Navigating End-of-Lease Financial Obligations

End-of-lease financial obligations generally consist of three distinct types of charges that apply upon the vehicle’s return. These include the disposition fee, excess mileage charges, and fees for excessive wear and tear. Understanding these potential costs is crucial for managing the final expenses of the lease.

Disposition Fee

The disposition fee covers the lessor’s costs for cleaning and preparing the vehicle for resale.
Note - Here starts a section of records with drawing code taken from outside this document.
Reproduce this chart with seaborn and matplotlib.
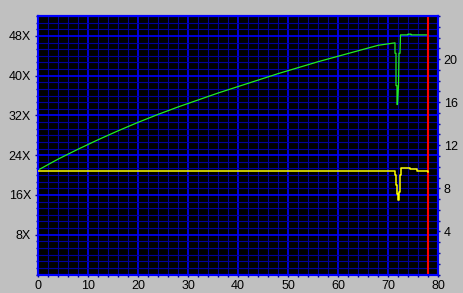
import matplotlib
matplotlib.use("Agg")
import matplotlib.pyplot as plt
from matplotlib.ticker import MultipleLocator, FixedLocator, FixedFormatter
import seaborn as sns
import pandas as pd

plt.rcParams['font.family'] = ['Liberation Sans', 'DejaVu Sans']

# ---- data ----
# green: write speed (left axis, X)
green_x = [0, 4, 8, 12, 16, 20, 24, 28, 32, 36, 40, 44, 48, 52, 56, 60, 64, 68,
           71.4, 71.4, 71.6, 71.6, 71.8, 71.8, 71.9, 72.1, 72.2, 72.4, 72.5,
           74.0, 74.0, 74.6, 74.6, 78.0]
green_y = [21.0, 23.2, 25.2, 27.1, 28.9, 30.6, 32.2, 33.7, 35.1, 36.5, 37.8, 39.1,
           40.4, 41.6, 42.8, 43.9, 45.0, 46.1,
           46.6, 44.5, 44.5, 38.0, 38.0, 34.2, 34.2, 38.0, 44.5, 44.5, 48.2,
           48.2, 48.35, 48.35, 48.2, 48.2]

# yellow: rotation speed (right axis)
yellow_x = [0, 3.8, 5.2, 5.8, 7.8, 8.4, 13.3, 13.9, 15.9, 16.4, 22.8, 23.4,
            71.4, 71.6, 71.8, 72.0, 72.2, 72.4, 72.6, 74.4, 75.7, 77.9, 78.0]
yellow_y = [9.62, 9.58, 9.62, 9.58, 9.62, 9.58, 9.62, 9.58, 9.62, 9.58, 9.62, 9.58,
            9.2, 8.3, 7.5, 6.9, 7.7, 9.2, 9.86, 9.77, 9.64, 9.55, 9.55]

marker_x = 78  # red vertical line

x_ticks = [0, 10, 20, 30, 40, 50, 60, 70, 80]
x_labels = ["0", "10", "20", "30", "40", "50", "60", "70", "80"]
left_ticks = [8, 16, 24, 32, 40, 48]
left_labels = ["8X", "16X", "24X", "32X", "40X", "48X"]
right_ticks = [4, 8, 12, 16, 20]
right_labels = ["4", "8", "12", "16", "20"]

green_df = pd.DataFrame({"pos": green_x, "speed": green_y})
yellow_df = pd.DataFrame({"pos": yellow_x, "rpm": yellow_y})

# ---- figure ----
W, H = 463, 293
fig = plt.figure(figsize=(W / 100, H / 100), dpi=100, facecolor="#C0C0C0")
ax = fig.add_axes([38 / W, (H - 274.5) / H, 400 / W, 258.5 / H])
ax.set_facecolor("black")
ax.set_xlim(0, 80)
ax.set_ylim(0, 52)

MAJ = "#0000FF"
MIN = "#00009C"

ax.xaxis.set_major_locator(FixedLocator(x_ticks))
ax.xaxis.set_major_formatter(FixedFormatter(x_labels))
ax.xaxis.set_minor_locator(MultipleLocator(2))
ax.yaxis.set_major_locator(FixedLocator(left_ticks))
ax.yaxis.set_major_formatter(FixedFormatter(left_labels))
ax.yaxis.set_minor_locator(MultipleLocator(4 / 3))

ax.grid(which="minor", color=MIN, lw=0.8, zorder=0)
ax.grid(which="major", color=MAJ, lw=1.2, zorder=0)
ax.set_axisbelow(True)

ax.tick_params(axis="both", which="both", colors=MIN, labelcolor="black", labelsize=9)
ax.tick_params(axis="y", which="major", length=2.5, width=1, pad=2.5)
ax.tick_params(axis="y", which="minor", length=1.6, width=1)
ax.tick_params(axis="x", which="major", length=1.6, width=1, pad=2.5)
ax.tick_params(axis="x", which="minor", length=1.6, width=1)

for s in ax.spines.values():
    s.set_color(MAJ)
    s.set_linewidth(1.5)

sns.lineplot(data=green_df, x="pos", y="speed", ax=ax, sort=False, estimator=None,
             color="#22EE22", lw=0.9, zorder=3)
ax.axvline(marker_x, color="#FF0000", lw=1.5, zorder=4)

ax2 = ax.twinx()
ax2.set_ylim(0, 24)
ax2.yaxis.set_major_locator(FixedLocator(right_ticks))
ax2.yaxis.set_major_formatter(FixedFormatter(right_labels))
ax2.yaxis.set_minor_locator(MultipleLocator(1))
ax2.tick_params(axis="y", which="both", colors=MIN, labelcolor="black", labelsize=9)
ax2.tick_params(axis="y", which="major", length=1.6, width=1, pad=2.5)
ax2.tick_params(axis="y", which="minor", length=1.6, width=1)
for s in ax2.spines.values():
    s.set_color(MAJ)
    s.set_linewidth(1.5)

sns.lineplot(data=yellow_df, x="pos", y="rpm", ax=ax2, sort=False,
             estimator=None, color="#FFFF00", lw=1.1, drawstyle="steps-post", zorder=3)

for a in (ax, ax2):
    a.set_xlabel("")
    a.set_ylabel("")
ax.set_xlim(0, 80)

fig.savefig("out.png", dpi=100, facecolor=fig.get_facecolor())
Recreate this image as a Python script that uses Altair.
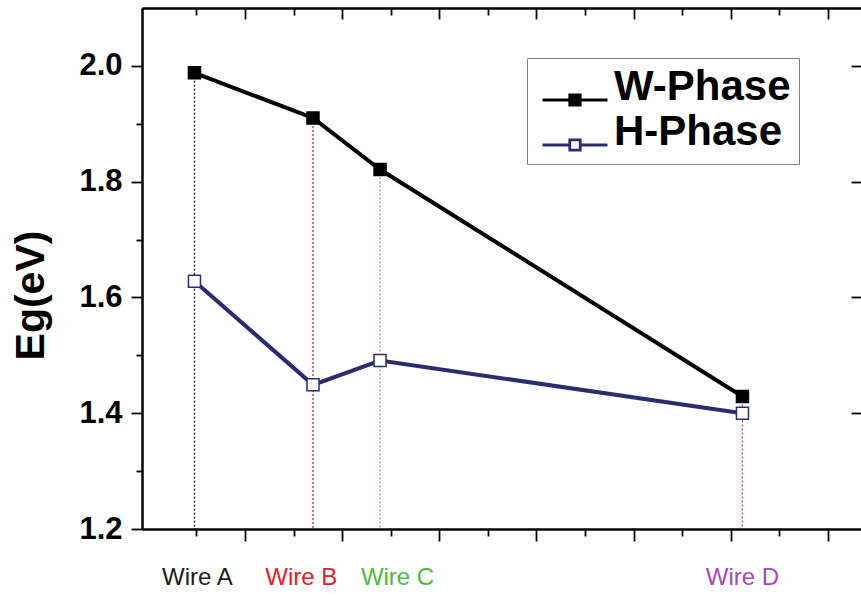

This charge often ranges between $300 and $500, though some contracts may list a fee as high as $800. While non-negotiable if returning the vehicle, this fee is often waived if the lessee leases or purchases a new vehicle from the same manufacturer.

Excess Mileage Charges

Excess mileage charges are calculated based on the per-mile rate stipulated in the original contract for any distance driven beyond the contracted limit. Rates commonly fall between $0.15 and $0.30 per mile. For example, exceeding the allowance by 2,000 miles at a rate of $0.20 per mile would result in a $400 charge.

Excessive Wear and Tear

The third main expense is for excessive wear and tear, which includes damage beyond minor cosmetic blemishes. Examples include deep scratches larger than a credit card, cracked glass, or significant upholstery damage like tears or burns. Charges are assessed for damage requiring paint or bodywork repair, or for tires with tread depth below the specified minimum.

The Final Lease Return Procedure

The final step involves scheduling an appointment with the dealership or designated return center on or before the lease maturity date. A return specialist will complete the final administrative steps, including a physical verification of the vehicle’s mileage. The lessee must sign the Federal Odometer Statement, which formally records the vehicle’s ending mileage for the title transfer back to the lessor.

The lessee must retain the final return receipt, which acknowledges that the vehicle has been successfully grounded. Additionally, within five calendar days of the vehicle transfer, the California Department of Motor Vehicles (DMV) requires the lessee to submit a Notice of Transfer and Release of Liability (NRL). Filing the NRL formally releases the former lessee from liability for any parking violations or future registration renewals associated with the returned vehicle.